Conseil constitutionnel, Décision n° 2011-200 QPC du 2 décembre 2011

Le Conseil constitutionnel, par sa décision numéro 2011-200 QPC du 2 décembre 2011, s’est prononcé sur la conformité de l’organisation de la Commission bancaire à la Constitution. Cette question prioritaire de constitutionnalité porte sur la séparation des fonctions de poursuite et de jugement au sein d’une autorité administrative investie d’un pouvoir de sanction. Une société a contesté plusieurs dispositions du code monétaire et financier relatives au fonctionnement de cet organisme de contrôle lors d’une procédure devant la juridiction administrative. Elle estimait que le cumul des pouvoirs de contrôle et de sanction méconnaissait les principes d’indépendance et d’impartialité découlant de l’article 16 de la Déclaration des droits de l’homme. Le problème juridique réside dans la compatibilité du cumul des fonctions d’instruction et de jugement avec l’exigence constitutionnelle d’impartialité des juridictions statuant en matière disciplinaire. Le Conseil déclare les dispositions contraires à la Constitution car elles n’organisent pas une séparation suffisante entre les autorités de poursuite et de jugement.

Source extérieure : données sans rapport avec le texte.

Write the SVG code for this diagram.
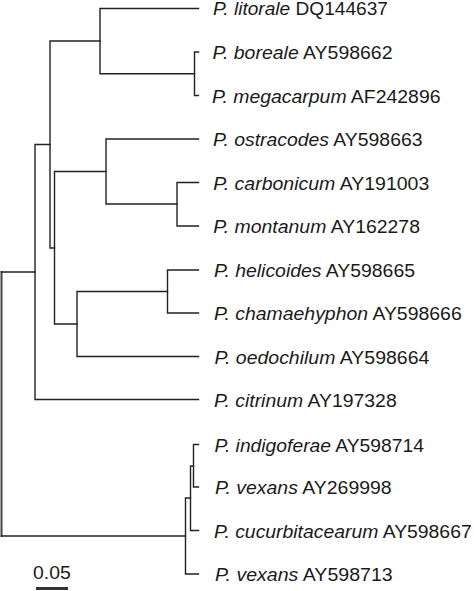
<svg xmlns="http://www.w3.org/2000/svg" width="474" height="591" viewBox="0 0 474 591">
<style>
.b{stroke:#222;stroke-width:1.4;fill:none;stroke-linecap:square}
.t{font-family:"Liberation Sans",Arial,sans-serif;font-size:18px;fill:#1a1a1a}
.i{font-style:italic}
</style>
<rect width="474" height="591" fill="#fff"/>
<g id="connectors" class="b">
<path d="M1.5 272V536" stroke="#444" stroke-width="2"/>
<path d="M1.5 272H35M1.5 536H185.5"/>
<path d="M35 144.5V399.5M35 144.5H50M35 399.5H198.5"/>
<path d="M50 41V248M50 41H100M50 248H54.5"/>
<path d="M100 8.5V73.75M100 8.5H198.5M100 73.75H194.5"/>
<path d="M194.5 52V95.5M194.5 52H198.5M194.5 95.5H198.5"/>
<path d="M54.5 171.5V324M54.5 171.5H106M54.5 324H77"/>
<path d="M106 139V204M106 139H198.5M106 204H177"/>
<path d="M177 182.5V226M177 182.5H198.5M177 226H198.5"/>
<path d="M77 291.5V356.5M77 291.5H167.5M77 356.5H198.5"/>
<path d="M167.5 270V313M167.5 270H198.5M167.5 313H198.5"/>
<path d="M185.5 498V574M185.5 498H190.5M185.5 574H198.5"/>
<path d="M190.5 466V530.5M190.5 466H193.5M190.5 530.5H198.5"/>
<path d="M193.5 444.5V487M193.5 444.5H198.5M193.5 487H198.5"/>
</g>
<g id="leaf-litorale"><text class="t" x="213" y="15" textLength="175" lengthAdjust="spacingAndGlyphs"><tspan class="i">P. litorale</tspan> DQ144637</text></g>
<g id="leaf-boreale"><text class="t" x="212.5" y="59" textLength="180" lengthAdjust="spacingAndGlyphs"><tspan class="i">P. boreale</tspan> AY598662</text></g>
<g id="leaf-megacarpum"><text class="t" x="212" y="102.5" textLength="228.5" lengthAdjust="spacingAndGlyphs"><tspan class="i">P. megacarpum</tspan> AF242896</text></g>
<g id="leaf-ostracodes"><text class="t" x="213" y="146" textLength="209.5" lengthAdjust="spacingAndGlyphs"><tspan class="i">P. ostracodes</tspan> AY598663</text></g>
<g id="leaf-carbonicum"><text class="t" x="213.3" y="189.5" textLength="216" lengthAdjust="spacingAndGlyphs"><tspan class="i">P. carbonicum</tspan> AY191003</text></g>
<g id="leaf-montanum"><text class="t" x="213.3" y="233" textLength="206.7" lengthAdjust="spacingAndGlyphs"><tspan class="i">P. montanum</tspan> AY162278</text></g>
<g id="leaf-helicoides"><text class="t" x="214" y="277" textLength="201" lengthAdjust="spacingAndGlyphs"><tspan class="i">P. helicoides</tspan> AY598665</text></g>
<g id="leaf-chamaehyphon"><text class="t" x="214" y="320" textLength="247.7" lengthAdjust="spacingAndGlyphs"><tspan class="i">P. chamaehyphon</tspan> AY598666</text></g>
<g id="leaf-oedochilum"><text class="t" x="214.5" y="363.5" textLength="214.8" lengthAdjust="spacingAndGlyphs"><tspan class="i">P. oedochilum</tspan> AY598664</text></g>
<g id="leaf-citrinum"><text class="t" x="214" y="406.5" textLength="182.7" lengthAdjust="spacingAndGlyphs"><tspan class="i">P. citrinum</tspan> AY197328</text></g>
<g id="leaf-indigoferae"><text class="t" x="214.5" y="451.5" textLength="209.5" lengthAdjust="spacingAndGlyphs"><tspan class="i">P. indigoferae</tspan> AY598714</text></g>
<g id="leaf-vexans1"><text class="t" x="215" y="494" textLength="176.7" lengthAdjust="spacingAndGlyphs"><tspan class="i">P. vexans</tspan> AY269998</text></g>
<g id="leaf-cucurbitacearum"><text class="t" x="214" y="537.5" textLength="257.7" lengthAdjust="spacingAndGlyphs"><tspan class="i">P. cucurbitacearum</tspan> AY598667</text></g>
<g id="leaf-vexans2"><text class="t" x="215" y="581" textLength="177.7" lengthAdjust="spacingAndGlyphs"><tspan class="i">P. vexans</tspan> AY598713</text></g>
<g id="scale-bar">
<text class="t" x="33" y="579" textLength="37.7" lengthAdjust="spacingAndGlyphs">0.05</text>
<rect x="36" y="587" width="32" height="3" fill="#333"/>
</g>
</svg>
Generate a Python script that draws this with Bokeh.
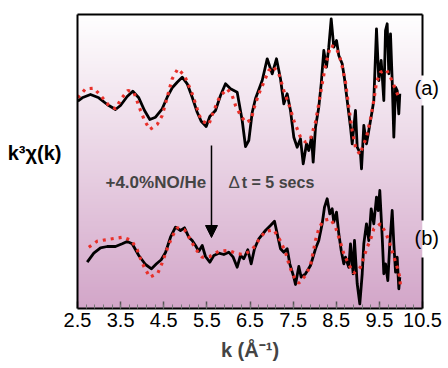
import numpy as np
from bokeh.plotting import figure
from bokeh.models import Range1d, LinearAxis, FixedTicker, Label, Arrow, NormalHead
from bokeh.embed import file_html
from bokeh.resources import INLINE

# ---- data, k in 1/Angstrom, k^3 chi(k) in arbitrary offset units ----
k_a_exp = [2.507, 2.609, 2.801, 2.994, 3.189, 3.381, 3.497, 3.652, 3.782, 3.921, 4.054, 4.177, 4.309, 4.464,
           4.580, 4.696, 4.812, 4.928, 5.044, 5.160, 5.276, 5.368, 5.484, 5.568, 5.700, 5.816, 5.932, 6.048,
           6.203, 6.319, 6.396, 6.472, 6.551, 6.628, 6.697, 6.783, 6.899, 7.015, 7.114, 7.207, 7.284, 7.362,
           7.439, 7.516, 7.594, 7.671, 7.734, 7.810, 7.863, 7.926, 7.965, 8.019, 8.095, 8.151, 8.211, 8.274,
           8.327, 8.383, 8.443, 8.506, 8.559, 8.638, 8.691, 8.754, 8.830, 8.870, 8.946, 8.986, 9.062, 9.086,
           9.139, 9.201, 9.255, 9.334, 9.371, 9.433, 9.487, 9.542, 9.603, 9.642, 9.681, 9.719, 9.758, 9.797,
           9.835, 9.875, 9.913, 9.951, 9.974]
chi_a_exp = [20.73, 21.07, 21.4, 21.07, 20.4, 19.9, 20.3, 21.2, 21.73, 21.07, 19.8, 18.9, 19.13, 19.97,
             21.13, 22.07, 22.63, 23.13, 22.47, 21.13, 19.63, 18.73, 18.2, 19.2, 19.8, 21.3, 22.47, 21.97,
             21.63, 18.8, 16.2, 16.8, 19.6, 21.0, 21.8, 22.8, 24.97, 23.47, 24.97, 22.97, 20.47, 21.47,
             19.8, 17.13, 16.13, 16.97, 14.47, 16.47, 15.8, 17.13, 14.63, 18.13, 20.13, 22.47, 25.8, 24.13,
             26.13, 28.97, 26.13, 26.8, 25.3, 24.47, 23.0, 20.8, 18.13, 16.47, 19.8, 16.13, 15.47, 13.97,
             18.3, 16.47, 17.8, 19.8, 20.8, 27.97, 22.8, 24.8, 20.8, 27.8, 28.47, 23.47, 27.47, 22.8,
             17.13, 22.13, 21.8, 19.47, 21.47]

k_a_fit = [2.507, 2.686, 2.878, 3.057, 3.226, 3.381, 3.513, 3.666, 3.806, 3.961, 4.054, 4.177, 4.348, 4.464,
           4.580, 4.696, 4.826, 4.981, 5.160, 5.276, 5.368, 5.545, 5.661, 5.800, 5.971, 6.087, 6.164, 6.263,
           6.396, 6.528, 6.588, 6.704, 6.820, 6.936, 7.038, 7.168, 7.284, 7.423, 7.516, 7.594, 7.671, 7.787,
           7.903, 8.019, 8.095, 8.174, 8.250, 8.367, 8.483, 8.559, 8.638, 8.714, 8.791, 8.870, 8.946, 9.046,
           9.125, 9.201, 9.294, 9.371, 9.433, 9.526, 9.665, 9.758, 9.835, 9.951]
chi_a_fit = [21.07, 21.97, 22.03, 21.2, 20.3, 19.97, 20.97, 21.8, 21.63, 19.8, 18.8, 17.9, 18.4, 19.3,
             21.13, 22.97, 23.97, 23.3, 21.47, 19.97, 18.8, 18.4, 19.8, 21.2, 21.97, 21.3, 20.3, 19.47,
             18.6, 18.87, 19.97, 21.47, 22.63, 23.8, 24.2, 23.47, 21.8, 20.13, 18.8, 17.97, 17.13, 16.63,
             16.97, 18.63, 20.47, 22.47, 24.3, 26.3, 26.13, 25.47, 24.2, 22.63, 20.13, 17.8, 16.13, 15.4,
             16.3, 17.13, 18.97, 20.8, 22.63, 23.63, 23.87, 23.13, 22.3, 21.13]

k_b_exp = [2.725, 2.878, 3.033, 3.189, 3.381, 3.537, 3.652, 3.768, 3.921, 4.077, 4.216, 4.332, 4.441, 4.541,
           4.657, 4.772, 4.888, 4.981, 5.081, 5.160, 5.236, 5.313, 5.392, 5.468, 5.568, 5.661, 5.777, 5.893,
           6.008, 6.110, 6.203, 6.280, 6.356, 6.449, 6.528, 6.604, 6.704, 6.859, 6.975, 7.068, 7.131, 7.207,
           7.284, 7.362, 7.423, 7.516, 7.555, 7.632, 7.687, 7.787, 7.903, 8.019, 8.095, 8.174, 8.227, 8.290,
           8.350, 8.406, 8.443, 8.506, 8.559, 8.615, 8.675, 8.714, 8.791, 8.830, 8.893, 8.923, 8.986, 9.046,
           9.102, 9.139, 9.201, 9.255, 9.310, 9.371, 9.433, 9.473, 9.510, 9.566, 9.603, 9.642, 9.696, 9.742,
           9.797, 9.835, 9.875, 9.913, 9.951, 9.974]
chi_b_exp = [4.63, 5.53, 6.07, 6.2, 6.2, 6.47, 6.7, 6.47, 5.3, 4.4, 3.97, 4.47, 4.87, 5.6,
             7.13, 8.13, 7.8, 8.07, 7.13, 6.8, 6.3, 5.73, 6.3, 5.2, 4.63, 5.3, 5.53, 5.4,
             5.63, 5.13, 4.13, 5.3, 4.97, 5.87, 4.47, 5.97, 6.97, 7.8, 8.3, 8.73, 7.47, 5.97,
             5.63, 5.97, 4.47, 3.13, 2.4, 4.2, 3.13, 3.47, 4.3, 5.97, 6.8, 8.47, 10.13, 10.97,
             9.47, 9.97, 8.63, 9.63, 7.47, 5.8, 4.47, 5.13, 4.13, 6.47, 3.47, 6.8, 2.47, 0.47,
             3.47, 6.47, 8.47, 6.8, 9.97, 8.47, 11.13, 9.8, 11.8, 7.13, 3.47, 4.47, 2.8, 6.47,
             9.8, 6.47, 3.63, 5.13, 1.97, 3.13]

k_b_fit = [2.762, 2.957, 3.149, 3.342, 3.550, 3.752, 3.884, 3.961, 4.054, 4.177, 4.362, 4.464, 4.580, 4.696,
           4.812, 4.981, 5.120, 5.236, 5.392, 5.568, 5.777, 6.008, 6.203, 6.356, 6.551, 6.704, 6.859, 7.052,
           7.191, 7.323, 7.423, 7.516, 7.632, 7.787, 7.903, 8.019, 8.095, 8.197, 8.367, 8.483, 8.583, 8.675,
           8.791, 8.907, 9.062, 9.139, 9.217, 9.294, 9.371, 9.526, 9.642, 9.719, 9.797, 9.851, 9.913, 9.974,
           9.990]
chi_b_fit = [6.13, 6.73, 6.87, 7.0, 7.13, 6.8, 5.87, 4.97, 4.07, 3.13, 3.53, 4.57, 5.97, 7.2,
             8.07, 7.87, 6.87, 5.97, 5.13, 5.2, 5.73, 5.8, 5.47, 5.4, 5.87, 6.87, 7.73, 7.87,
             6.87, 5.63, 4.13, 3.2, 2.53, 3.3, 4.3, 6.8, 7.97, 8.8, 8.97, 8.13, 6.8, 5.47,
             4.4, 3.53, 4.13, 5.13, 6.13, 6.87, 7.97, 8.47, 7.63, 6.8, 5.73, 4.97, 4.13, 3.13,
             2.13]

x_major_ticks = [2.5, 3.5, 4.5, 5.5, 6.5, 7.5, 8.5, 9.5, 10.5]
x_minor_ticks = [round(2.5 + 0.2 * i, 1) for i in range(41)]

# curve tags shown at the right border, and their vertical positions
tag_a, tag_a_y = "(a)", 22.05
tag_b, tag_b_y = "(b)", 7.05

FONT = "Liberation Sans"
Y_MAX = 29.4

p = figure(width=448, height=368, output_backend="svg", toolbar_location=None,
           x_range=Range1d(2.5, 10.5), y_range=Range1d(0, Y_MAX),
           x_axis_location=None, y_axis_location=None,
           min_border_left=77, min_border_right=26, min_border_top=14, min_border_bottom=60)
p.grid.visible = False
p.outline_line_color = None
p.background_fill_color = "white"
p.border_fill_color = "white"

# gradient background (white at top -> pink/mauve at bottom)
n = 200
img = np.empty((n, 1), dtype=np.uint32)
view = img.view(dtype=np.uint8).reshape((n, 1, 4))
top = np.array([255, 255, 255]); bot = np.array([211, 166, 201])
for i in range(n):
    t = i / (n - 1)
    c = bot + (top - bot) * t
    view[i, 0, 0] = int(c[0]); view[i, 0, 1] = int(c[1]); view[i, 0, 2] = int(c[2]); view[i, 0, 3] = 255
p.image_rgba(image=[img], x=2.5, y=0, dw=8, dh=Y_MAX)

# curves
RED = "#e8302a"
p.line(k_a_exp, chi_a_exp, line_color="black", line_width=2.8, line_join="round")
p.line(k_a_fit, chi_a_fit, line_color=RED, line_width=3.2, line_dash="3 5")
p.line(k_b_exp, chi_b_exp, line_color="black", line_width=2.8, line_join="round")
p.line(k_b_fit, chi_b_fit, line_color=RED, line_width=3.2, line_dash="3 5")

# axes
xb = LinearAxis(ticker=FixedTicker(ticks=x_major_ticks, minor_ticks=x_minor_ticks),
                axis_label="k (Å⁻¹)", axis_line_width=2, axis_line_color="black",
                major_tick_in=7, major_tick_out=0, minor_tick_in=4, minor_tick_out=0,
                major_tick_line_color="#555555", minor_tick_line_color="#777777",
                major_tick_line_width=1.5, minor_tick_line_width=1,
                major_label_text_font=FONT, major_label_text_font_size="20px",
                major_label_text_color="black", major_label_standoff=4,
                axis_label_text_font=FONT, axis_label_text_font_size="20px",
                axis_label_text_font_style="bold", axis_label_standoff=9)
p.add_layout(xb, "below")

YLAB = 15.6
yl = LinearAxis(ticker=FixedTicker(ticks=[YLAB]), major_label_overrides={YLAB: "k³χ(k)"},
                axis_line_width=2, axis_line_color="black",
                major_tick_line_color=None, minor_tick_line_color=None,
                major_label_text_font=FONT, major_label_text_font_size="20px",
                major_label_text_font_style="bold", major_label_text_color="black",
                major_label_standoff=10)
p.add_layout(yl, "left")

xt = LinearAxis(ticker=FixedTicker(ticks=[]), axis_line_width=2, axis_line_color="black",
                major_tick_line_color=None, minor_tick_line_color=None,
                major_label_text_font_size="0px")
p.add_layout(xt, "above")

# right border, interrupted behind the (a)/(b) tags (dash pattern drawn bottom -> top)
yr = LinearAxis(ticker=FixedTicker(ticks=[tag_a_y, tag_b_y]),
                major_label_overrides={tag_a_y: tag_a, tag_b_y: tag_b},
                axis_line_width=2, axis_line_color="black", axis_line_cap="butt",
                axis_line_dash="51 37 115 30 80 40",
                major_tick_line_color=None, minor_tick_line_color=None,
                major_label_text_font=FONT, major_label_text_font_size="20px",
                major_label_text_color="black", major_label_standoff=-14)
p.add_layout(yr, "right")

# annotations
p.add_layout(Label(x=3.149, y=12.6, text="+4.0%NO/He", text_baseline="middle",
                   text_font=FONT, text_font_size="17px", text_font_style="bold"))
p.add_layout(Label(x=6.0, y=12.6, text="Δ", text_baseline="middle",
                   text_font=FONT, text_font_size="17px"))
p.add_layout(Label(x=6.31, y=12.6, text="t = 5 secs", text_baseline="middle",
                   text_font=FONT, text_font_size="16px", text_font_style="bold"))
p.add_layout(Arrow(end=NormalHead(size=12, fill_color="black", line_color="black"),
                   x_start=5.607, y_start=16.3, x_end=5.607, y_end=7.1,
                   line_width=1.5, line_color="black"))

open("out.html", "w").write(file_html(p, INLINE))
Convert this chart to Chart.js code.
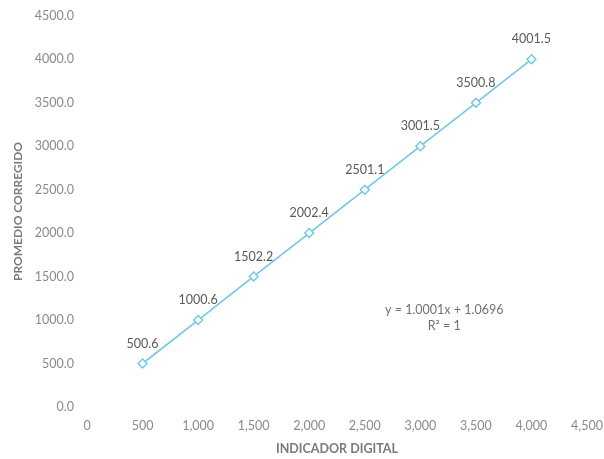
<!DOCTYPE html>
<html>
<head>
<meta charset="utf-8">
<script src="https://cdn.jsdelivr.net/npm/chart.js@4"></script>
<style>
  html, body { margin: 0; padding: 0; background: #ffffff; }
  #wrap { width: 604px; height: 459px; position: relative; }
</style>
</head>
<body>
<div id="wrap"><canvas id="c" width="604" height="459"></canvas></div>
<script>
// Data
const indicadorDigital = [500, 1000, 1500, 2000, 2500, 3000, 3500, 4000];
const promedioCorregido = [500.6, 1000.6, 1502.2, 2002.4, 2501.1, 3001.5, 3500.8, 4001.5];
const pointLabels = ['500.6', '1000.6', '1502.2', '2002.4', '2501.1', '3001.5', '3500.8', '4001.5'];
const xTickValues = [0, 500, 1000, 1500, 2000, 2500, 3000, 3500, 4000, 4500];
const yTickValues = [0, 500, 1000, 1500, 2000, 2500, 3000, 3500, 4000, 4500];
const trendlineText = ['y = 1.0001x + 1.0696', 'R² = 1'];
const xTitle = 'INDICADOR DIGITAL';
const yTitle = 'PROMEDIO CORREGIDO';

const FONT = 'Lato, "Open Sans", "DejaVu Sans", sans-serif';
const LINE = 'rgb(112,200,228)';

const labelPlugin = {
  id: 'pointLabels',
  afterDatasetsDraw(chart) {
    const ctx = chart.ctx;
    const meta = chart.getDatasetMeta(0);
    ctx.save();
    ctx.font = '12.5px ' + FONT;
    ctx.fillStyle = '#5a5a5a';
    ctx.textAlign = 'center';
    ctx.textBaseline = 'middle';
    meta.data.forEach((pt, i) => {
      ctx.fillText(pointLabels[i], pt.x, pt.y - 20);
    });
    // trendline equation
    const xs = chart.scales.x, ys = chart.scales.y;
    const ex = xs.getPixelForValue(3215);
    const ey = ys.getPixelForValue(1115);
    ctx.font = '12.5px ' + FONT;
    ctx.fillStyle = '#707070';
    ctx.fillText(trendlineText[0], ex, ey);
    ctx.fillText(trendlineText[1], ex, ey + 16);
    ctx.restore();
  }
};

new Chart(document.getElementById('c'), {
  type: 'scatter',
  data: {
    datasets: [{
      data: indicadorDigital.map((x, i) => ({ x: x, y: promedioCorregido[i] })),
      showLine: true,
      borderColor: LINE,
      borderWidth: 1.6,
      pointStyle: 'rectRot',
      pointRadius: 4.5,
      pointBorderWidth: 1.4,
      pointBackgroundColor: 'rgba(255,255,255,0.9)',
      pointBorderColor: LINE,
      pointHoverRadius: 4.5
    }]
  },
  plugins: [labelPlugin],
  options: {
    responsive: false,
    animation: false,
    layout: { padding: 0 },
    plugins: { legend: { display: false }, tooltip: { enabled: false } },
    scales: {
      x: {
        type: 'linear',
        min: 0, max: 4500,
        afterBuildTicks(scale) { scale.ticks = xTickValues.map(v => ({ value: v })); },
        afterFit(scale) { scale.height = 52; scale.paddingRight = 17; scale.paddingLeft = 0; },
        grid: { display: false, drawTicks: false },
        border: { display: false },
        ticks: {
          padding: 11,
          color: '#8a8a8a',
          font: { family: FONT, size: 12.5 },
          maxRotation: 0,
          callback: v => v.toLocaleString('en-US')
        },
        title: {
          display: true, text: xTitle,
          color: '#7a7a7a',
          font: { family: FONT, size: 12.5, weight: 'bold' },
          padding: { top: 0, bottom: 3 }
        }
      },
      y: {
        type: 'linear',
        min: 0, max: 4500,
        afterBuildTicks(scale) { scale.ticks = yTickValues.map(v => ({ value: v })); },
        afterFit(scale) { scale.width = 87; scale.paddingTop = 16; scale.paddingBottom = 0; },
        grid: { display: false, drawTicks: false },
        border: { display: false },
        ticks: {
          padding: 13,
          color: '#8a8a8a',
          font: { family: FONT, size: 12.5 },
          callback: v => Number(v).toFixed(1)
        },
        title: {
          display: true, text: yTitle,
          color: '#7a7a7a',
          font: { family: FONT, size: 12, weight: 'bold' },
          padding: { top: 11, bottom: 0 }
        }
      }
    }
  }
});
</script>
</body>
</html>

**I. L’exigence de séparation des fonctions répressives**

**A. La nature juridictionnelle de la Commission bancaire**

La Commission bancaire est expressément chargée de contrôler le respect des règles applicables aux établissements de crédit et de « sanctionner les manquements constatés ». L’article L. 613-23 du code monétaire et financier précise explicitement que lorsqu’elle statue en matière disciplinaire, elle constitue une « juridiction administrative ». Cette qualification législative impose le respect rigoureux des principes fondamentaux attachés à l’exercice de la fonction de juger dans un État de droit. Les Sages rappellent que « les principes d’indépendance et d’impartialité sont indissociables de l’exercice de fonctions juridictionnelles » conformément aux exigences constitutionnelles.

**B. Le constat d’une méconnaissance du principe d’impartialité**

Le grief de la requérante reposait sur l’absence de distinction entre l’organe qui engage les poursuites et celui qui prononce la sanction disciplinaire finale. Le Conseil relève que l’organisation contestée ne sépare pas les « fonctions de poursuite des éventuels manquements » et les « fonctions de jugement des mêmes manquements ». Cette confusion des rôles au sein d’une même entité crée un doute légitime sur l’impartialité objective de la formation de jugement saisie. En conséquence, les dispositions sont jugées contraires à l’article 16 de la Déclaration de 1789 qui garantit la séparation des pouvoirs et la garantie des droits.

**II. La portée de la censure constitutionnelle**

**A. Une remise en cause des pouvoirs de sanction des autorités administratives**

Cette décision s’inscrit dans un mouvement de juridictionnalisation des autorités de régulation dont le pouvoir de sanction doit désormais offrir des garanties procédurales substantielles. Les juges constitutionnels imposent une structure organique évitant que les mêmes services puissent successivement instruire un dossier puis condamner le professionnel concerné. Cette exigence renforce la protection des administrés face à des organismes dotés de prérogatives exorbitantes du droit commun en matière de régulation financière. La décision marque la fin d’une organisation jugée attentatoire aux libertés individuelles et aux principes d’un procès équitable garantis par le bloc de constitutionnalité.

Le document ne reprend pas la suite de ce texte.